HBO's "The Newsroom" to premiere Sunday
(CBS News) Aaron Sorkin's new TV series, "The Newsroom," about the inner workings of a nightly news broadcast, premieres Sunday night on HBO.
The series marks Sorkin's return to television after winning an Academy Award for best adapted screenplay for "The Social Network."
The behind-the-scenes subject matter of "The Newsroom" seems to be the screenwriter's niche as evidence by his other series "Sports Night," "The West Wing" and "Studio 60 on the Sunset Strip."
The show follows cynical "News Night" anchor Will McAvoy (Jeff Daniels), whose staff abandons him after he has a public meltdown. When he returns from an enforced vacation he discovers he has a completely new staff.

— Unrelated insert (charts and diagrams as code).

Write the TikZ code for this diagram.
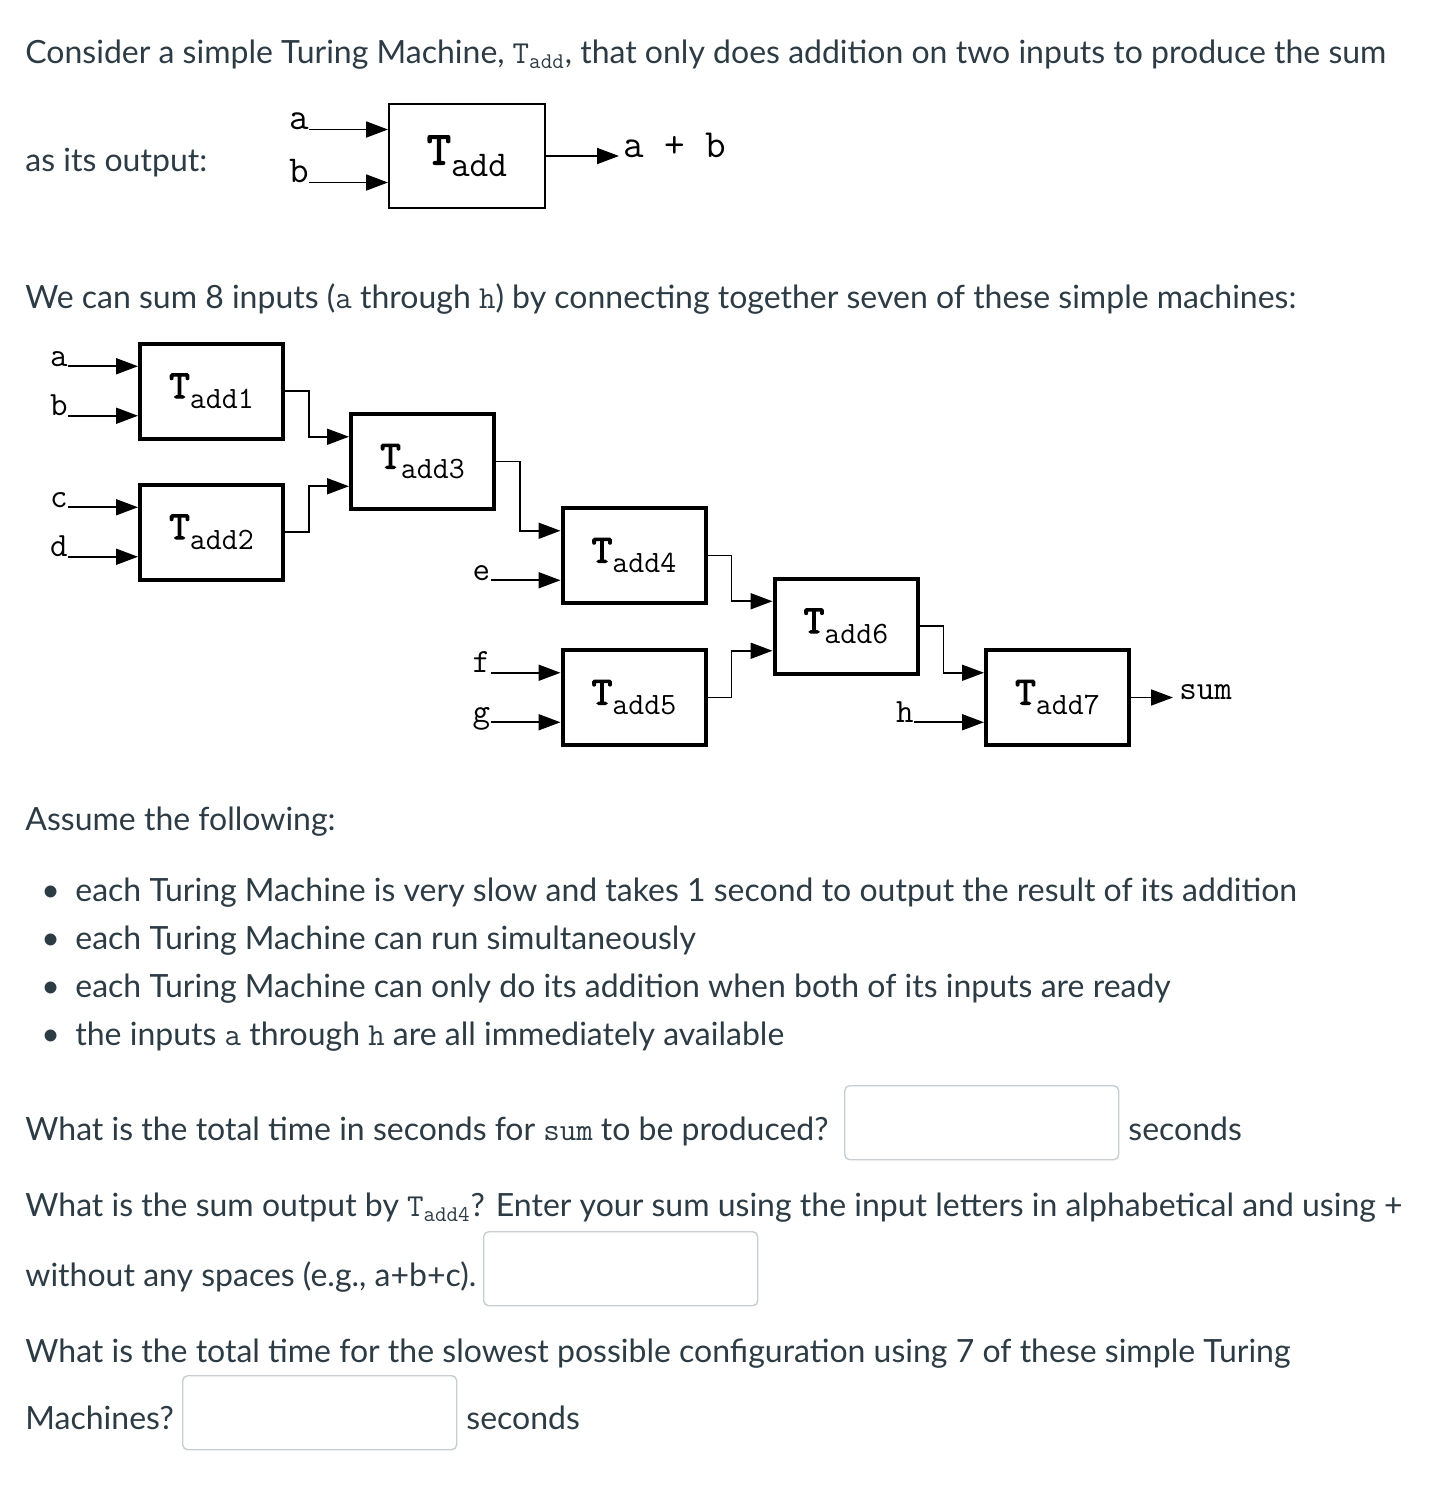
\documentclass[tikz,border=0pt]{standalone}
\usepackage{fontspec}
\setmainfont{Lato}
\setmonofont{Latin Modern Mono}
\newfontfamily\tmbold{Latin Modern Mono}[FakeBold=3]
\usepackage{xcolor}
\usetikzlibrary{arrows.meta,positioning,calc}

\definecolor{ink}{HTML}{2D3B45}
\definecolor{fieldline}{HTML}{C7CDD1}
\newcommand{\tmname}[1]{{\tmbold\fontsize{20}{20}\selectfont T}\raisebox{-5pt}{\ttfamily\fontsize{15.5}{15.5}\selectfont add#1}}

\begin{document}
\begin{tikzpicture}[x=0.5pt, y=-0.5pt,
    txt/.style={anchor=base west, inner sep=0pt, text=ink, font=\fontsize{16}{19}\selectfont},
    field/.style={draw=fieldline, line width=0.7pt, rounded corners=2.5pt, fill=white,
        minimum width=137pt, minimum height=37pt, anchor=north west},
    tm/.style={draw, line width=2pt, minimum width=71.5pt, minimum height=47.5pt, inner sep=0pt},
    inlbl/.style={anchor=base east, inner sep=0pt, font=\ttfamily\fontsize{17}{17}\selectfont},
    wire/.style={line width=0.9pt},
    arrow/.style={wire, -{Triangle[length=11pt, width=8pt]}}]

    \useasboundingbox (0,0) rectangle (1438,1512);

    % text above the pictures
    \node[txt] (intro) at (25,63) {Consider a simple Turing Machine, \texttt{T\textsubscript{add}}, that only does addition on two inputs to produce the sum};
    \node[txt] (intro2) at (25,171) {as its output:};

    % the single machine
    \node[tm, line width=1pt, minimum width=78pt, minimum height=52pt] (T) at (467,156) {\scalebox{1.17}{\tmname{}}};
    \node[inlbl, font=\ttfamily\fontsize{19}{19}\selectfont] (ta) at ($(T.north west)!.25!(T.south west)+(-79,0)$) {a};
    \node[inlbl, font=\ttfamily\fontsize{19}{19}\selectfont] (tb) at ($(T.north west)!.75!(T.south west)+(-79,0)$) {b};
    \coordinate[right=36.5pt of T.east] (tout);
    \node[anchor=base west, inner sep=0pt, font=\ttfamily\fontsize{20}{20}\selectfont] (tsum) at ($(tout)+(4,1)$) {a + b};
    \draw[arrow] (ta.base east) -- (ta.base east -| T.west);
    \draw[arrow] (tb.base east) -- (tb.base east -| T.west);
    \draw[arrow] (T.east) -- (tout);

    \node[txt] (chain) at (25,308) {We can sum 8 inputs (\texttt{a} through \texttt{h}) by connecting together seven of these simple machines:};

    % seven machines
    \node[tm] (T1) at (211.5,391) {\tmname{1}};
    \node[tm] (T2) at (211.5,532) {\tmname{2}};
    \node[tm] (T3) at (422.5,461.5) {\tmname{3}};
    \node[tm] (T4) at (634,555.5) {\tmname{4}};
    \node[tm] (T5) at (634,697.5) {\tmname{5}};
    \node[tm] (T6) at (846,626) {\tmname{6}};
    \node[tm] (T7) at (1057.5,697.5) {\tmname{7}};

    % inputs a to h
    \node[inlbl] (la) at ($(T1.north west)!.25!(T1.south west)+(-70,0)$) {a};
    \node[inlbl] (lb) at ($(T1.north west)!.75!(T1.south west)+(-70,0)$) {b};
    \node[inlbl] (lc) at ($(T2.north west)!.25!(T2.south west)+(-70,0)$) {c};
    \node[inlbl] (ld) at ($(T2.north west)!.75!(T2.south west)+(-70,0)$) {d};
    \node[inlbl] (le) at ($(T4.north west)!.75!(T4.south west)+(-70,0)$) {e};
    \node[inlbl] (lf) at ($(T5.north west)!.25!(T5.south west)+(-70,0)$) {f};
    \node[inlbl] (lg) at ($(T5.north west)!.75!(T5.south west)+(-70,0)$) {g};
    \node[inlbl] (lh) at ($(T7.north west)!.75!(T7.south west)+(-70,0)$) {h};
    \draw[arrow] (la.base east) -- (la.base east -| T1.west);
    \draw[arrow] (lb.base east) -- (lb.base east -| T1.west);
    \draw[arrow] (lc.base east) -- (lc.base east -| T2.west);
    \draw[arrow] (ld.base east) -- (ld.base east -| T2.west);
    \draw[arrow] (le.base east) -- (le.base east -| T4.west);
    \draw[arrow] (lf.base east) -- (lf.base east -| T5.west);
    \draw[arrow] (lg.base east) -- (lg.base east -| T5.west);
    \draw[arrow] (lh.base east) -- (lh.base east -| T7.west);

    % machine to machine
    \draw[arrow] (T1.east) -- ++(24,0) |- ($(T3.north west)!.25!(T3.south west)$);
    \draw[arrow] (T2.east) -- ++(24,0) |- ($(T3.north west)!.75!(T3.south west)$);
    \draw[arrow] (T3.east) -- ++(24,0) |- ($(T4.north west)!.25!(T4.south west)$);
    \draw[arrow] (T4.east) -- ++(24,0) |- ($(T6.north west)!.25!(T6.south west)$);
    \draw[arrow] (T5.east) -- ++(24,0) |- ($(T6.north west)!.75!(T6.south west)$);
    \draw[arrow] (T6.east) -- ++(24,0) |- ($(T7.north west)!.25!(T7.south west)$);
    \coordinate[right=21pt of T7.east] (out);
    \node[anchor=base west, inner sep=0pt, font=\ttfamily\fontsize{17}{17}\selectfont] (sum) at ($(out)+(6,2)$) {sum};
    \draw[arrow] (T7.east) -- (out);

    % assumptions
    \node[txt] (assume) at (25,830) {Assume the following:};
    \node[txt] (d1) at (41,901) {•};
    \node[txt] (b1) at (75,901) {each Turing Machine is very slow and takes 1 second to output the result of its addition};
    \node[txt] (d2) at (41,949) {•};
    \node[txt] (b2) at (75,949) {each Turing Machine can run simultaneously};
    \node[txt] (d3) at (41,997) {•};
    \node[txt] (b3) at (75,997) {each Turing Machine can only do its addition when both of its inputs are ready};
    \node[txt] (d4) at (41,1045) {•};
    \node[txt] (b4) at (75,1045) {the inputs \texttt{a} through \texttt{h} are all immediately available};

    % questions
    \node[txt] (q1) at (25,1140) {What is the total time in seconds for \texttt{sum} to be produced?};
    \node[field] (f1) at (844,1085) {};
    \node[txt] (s1) at (1128,1140) {seconds};
    \node[txt] (q2) at (25,1216) {What is the sum output by \texttt{T\textsubscript{add4}}? Enter your sum using the input letters in alphabetical and using +};
    \node[txt] (q2b) at (25,1286) {without any spaces (e.g., a+b+c).};
    \node[field] (f2) at (483,1231) {};
    \node[txt] (q3) at (25,1362) {What is the total time for the slowest possible configuration using 7 of these simple Turing};
    \node[txt] (q3b) at (25,1429) {Machines?};
    \node[field] (f3) at (182,1375) {};
    \node[txt] (s3) at (466,1429) {seconds};
\end{tikzpicture}
\end{document}
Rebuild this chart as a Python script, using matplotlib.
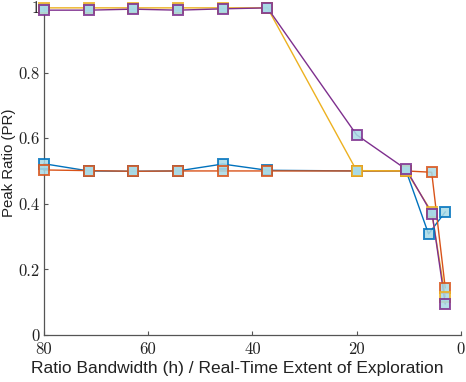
import matplotlib
matplotlib.use("Agg")
import matplotlib.pyplot as plt
from matplotlib.ticker import FuncFormatter

# x positions (ratio bandwidth) per series
x_common = [80, 71.4, 62.9, 54.3, 45.7, 37.1, 20, 10.5]

x_blue = x_common + [6.2, 3.0]
y_blue = [0.522, 0.500, 0.499, 0.500, 0.521, 0.502, 0.500, 0.500, 0.308, 0.375]

x_orange = x_common + [5.6, 3.0]
y_orange = [0.503, 0.501, 0.499, 0.500, 0.500, 0.500, 0.500, 0.500, 0.496, 0.144]

x_yellow = x_common + [5.6, 3.0]
y_yellow = [0.997, 0.997, 0.997, 0.997, 0.997, 0.997, 0.501, 0.500, 0.375, 0.117]

x_purple = x_common + [5.5, 3.0]
y_purple = [0.990, 0.990, 0.993, 0.990, 0.994, 0.997, 0.610, 0.505, 0.368, 0.095]

series = [
    (x_blue, y_blue, "#0072BD"),
    (x_orange, y_orange, "#D95319"),
    (x_yellow, y_yellow, "#EDB120"),
    (x_purple, y_purple, "#7E2F8E"),
]

fig = plt.figure(figsize=(4.66, 3.82), dpi=100)
ax = fig.add_axes([0.094, 0.123, 0.895, 0.859])

for xs, ys, col in series:
    ax.plot(xs, ys, "-", color=col, lw=1.0, clip_on=False)
    ax.plot(xs, ys, "s", ms=7, mfc="#A8DAE6", mec=col, mew=1.4, alpha=0.85,
            clip_on=False, zorder=3)

ax.set_xlim(80, 0)
ax.set_ylim(0, 1)
ax.set_xticks([80, 60, 40, 20, 0])
ax.set_yticks([0, 0.2, 0.4, 0.6, 0.8, 1])

fmt = FuncFormatter(lambda v, p: "%g" % round(v, 2))
ax.xaxis.set_major_formatter(fmt)
ax.yaxis.set_major_formatter(fmt)

for s in ["top", "right"]:
    ax.spines[s].set_visible(False)
for s in ["left", "bottom"]:
    ax.spines[s].set_color("#555555")
    ax.spines[s].set_linewidth(0.9)

ax.tick_params(direction="in", length=3, width=0.8, color="#555555",
               labelsize=12, labelcolor="#222222")
ax.tick_params(axis="x", pad=5)
ax.tick_params(axis="y", pad=3)
for lbl in ax.get_xticklabels() + ax.get_yticklabels():
    lbl.set_family("cmr10")

ax.set_xlabel("Ratio Bandwidth (h) / Real-Time Extent of Exploration",
              fontsize=12.5, family="Liberation Sans", color="#222222")
ax.set_ylabel("Peak Ratio (PR)", fontsize=10.8, family="Liberation Sans",
              color="#222222")
ax.xaxis.set_label_coords(0.463, -0.08)
ax.yaxis.set_label_coords(-0.066, 0.524)

fig.savefig("out.png", dpi=100)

The show's new executive producer is MacKenzie McHale (Emily Mortimer), whom he was once romantically involved with and knows that McAvoy has potential to be great. Also new to the team are are Jim Harper (John Gallagher Jr.), Margaret Jordan (Allison Pill), Don Keefer (Thomas Sadoski), Neal Sampat (Dev Patel) and Sloan Sabbith (Olivia Munn), the newsroom staff.
Critics have not given the new series the best reviews. The Los Angeles Times' Mary McNamara wrote, "For the first hour, the show seems promising, especially for Sorkin fans. After that, things go into a baffling free-fall in which plot exists almost solely to support the political and cultural points Sorkin wants to make, often in non sequitur monologues."
"The pilot of "The Newsroom" is full of yelling and self-righteousness, but it's got energy, just like 'The West Wing,' Sorkin's 'Sports Night,' and his hit movie 'The Social Network,'" writes The New Yorker's Emily Nussbaum. "The second episode is more obviously stuffed with piety and syrup, although there's one amusing segment, when McAvoy mocks some right-wing idiots. After that, 'The Newsroom' gets so bad so quickly that I found my jaw dropping."
The New York Times' Alessandra Stanley agrees writing, "'The Newsroom' suffers from the same flaw that it decries on real cable shows on MSNBC or Fox News. Cable television would be a lot better if anchors pontificated less and went back to reporting. 'The Newsroom' would be a lot better if the main characters preached less and went back to reporting."
The San Francisco Chronicle's David Wiegand had better words to say for the series writing , "The series, premiering Sunday, is kind of a mess, but one you can't really look away from."
"The Newroom" premieres on HBO this Sunday at 10 p.m. ET/PT.